Pharmacists are not required to distribute Plan B “morning after” pill

CHICAGO, Dec. 18 Christian Newswire—This morning, the Illinois Supreme Court handed the governor another setback in the case of Morr-Fitz v. Blagojevich, et al. The court held that pharmacists may now defend their right of conscience against the state’s “Emergency Rule” which forces pharmacies to stock and disperse Plan B contraception (known as the “morning after” pill) under threat of sanction or even loss of license. Today’s decision is a reversal of the lower courts’ ruling against the pharmacists on the grounds that the case was not ripe for adjudication.

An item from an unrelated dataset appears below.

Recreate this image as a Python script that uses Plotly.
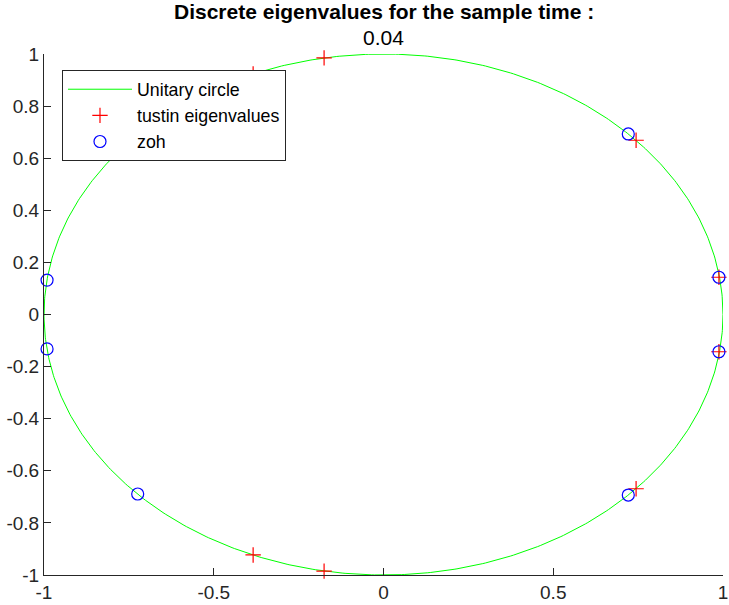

The “Emergency Rule” was issued by Illinois Governor Rod Blagojevich in 2005, requiring pharmacies to dispense the Plan B contraceptive without delay and without regard to the religious beliefs or conscience of the dispensing pharmacist. The Governor stated publicly that “pharmacists with moral objections should find another profession,” and “must fill prescriptions without making moral judgments.” The Governor’s rule was eventually adopted as an Administrative Rule, and within weeks of its final enactment, the Department of Financial & Professional Regulation began prosecuting pharmacies and/or pharmacists alleged to have violated the Rule.

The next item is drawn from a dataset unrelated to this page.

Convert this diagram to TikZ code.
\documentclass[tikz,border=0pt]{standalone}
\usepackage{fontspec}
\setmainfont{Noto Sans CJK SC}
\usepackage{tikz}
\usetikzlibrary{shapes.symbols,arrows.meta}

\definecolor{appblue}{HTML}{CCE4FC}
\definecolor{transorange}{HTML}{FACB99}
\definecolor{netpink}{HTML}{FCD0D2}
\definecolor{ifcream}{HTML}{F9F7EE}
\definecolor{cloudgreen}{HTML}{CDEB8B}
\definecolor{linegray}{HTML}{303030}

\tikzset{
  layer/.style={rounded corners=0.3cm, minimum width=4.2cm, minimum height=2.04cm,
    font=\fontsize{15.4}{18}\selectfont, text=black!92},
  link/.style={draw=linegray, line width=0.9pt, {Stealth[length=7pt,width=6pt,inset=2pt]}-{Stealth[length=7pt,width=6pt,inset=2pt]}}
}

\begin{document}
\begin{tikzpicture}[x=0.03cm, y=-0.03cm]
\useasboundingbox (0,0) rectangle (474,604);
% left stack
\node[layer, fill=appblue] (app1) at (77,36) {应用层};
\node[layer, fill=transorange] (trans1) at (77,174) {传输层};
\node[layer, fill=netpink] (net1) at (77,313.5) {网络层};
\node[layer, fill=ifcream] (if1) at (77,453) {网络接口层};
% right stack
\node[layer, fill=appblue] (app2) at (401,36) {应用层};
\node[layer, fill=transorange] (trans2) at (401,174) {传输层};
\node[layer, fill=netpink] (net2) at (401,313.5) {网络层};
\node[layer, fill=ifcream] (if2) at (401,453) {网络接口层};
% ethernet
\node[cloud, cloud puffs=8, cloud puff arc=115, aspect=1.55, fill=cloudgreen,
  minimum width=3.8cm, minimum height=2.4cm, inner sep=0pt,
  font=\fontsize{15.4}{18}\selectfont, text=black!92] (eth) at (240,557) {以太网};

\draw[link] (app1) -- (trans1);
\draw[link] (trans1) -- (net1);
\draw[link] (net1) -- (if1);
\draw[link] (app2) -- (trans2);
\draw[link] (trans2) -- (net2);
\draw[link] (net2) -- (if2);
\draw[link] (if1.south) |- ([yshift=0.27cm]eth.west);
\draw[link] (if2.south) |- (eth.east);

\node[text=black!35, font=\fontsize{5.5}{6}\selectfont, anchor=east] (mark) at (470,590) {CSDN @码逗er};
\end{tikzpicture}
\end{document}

In response, pharmacists Luke Vander Bleek and Glen Kosirog challenged the Rule in court, garnering the support of many groups along the way, including the Illinois and American Pharmacists Associations. The pharmacists claimed, in a nine-count complaint, that the governor’s dictate and the administrative rule that followed were violations of their statutorily and constitutionally protected rights to conscience and free exercise of religion.

Richard Baker, of the Chicago law firm of Mauck & Baker, LLC, filed a friend of the court brief on behalf of both the Illinois and American Pharmacists’ Associations.

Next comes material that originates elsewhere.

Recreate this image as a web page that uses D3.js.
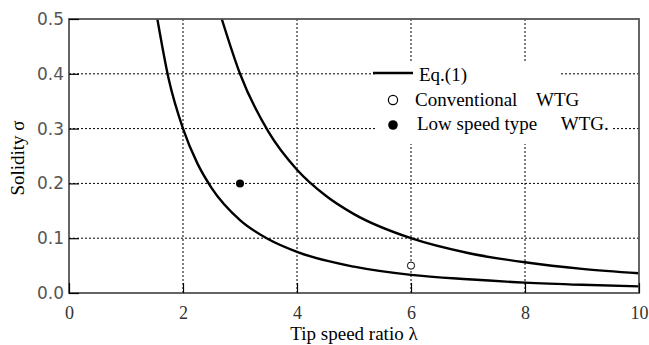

“No pharmacist should ever be forced to choose between their conscience and their livelihood,” said Baker. “This decision is good news in light of the many new legislative initiatives, to override the conscience of those, like Luke Vander Bleek and Glen Kosirog, who seek to follow the dictates of conscience in practicing their profession. We would all do well to pay more attention to our consciences—the governor included. I am pleased with the result and hope that the circuit court, on remand, will vindicate the fundamental right of pharmacists in Illinois to follow their conscience in their vocation.”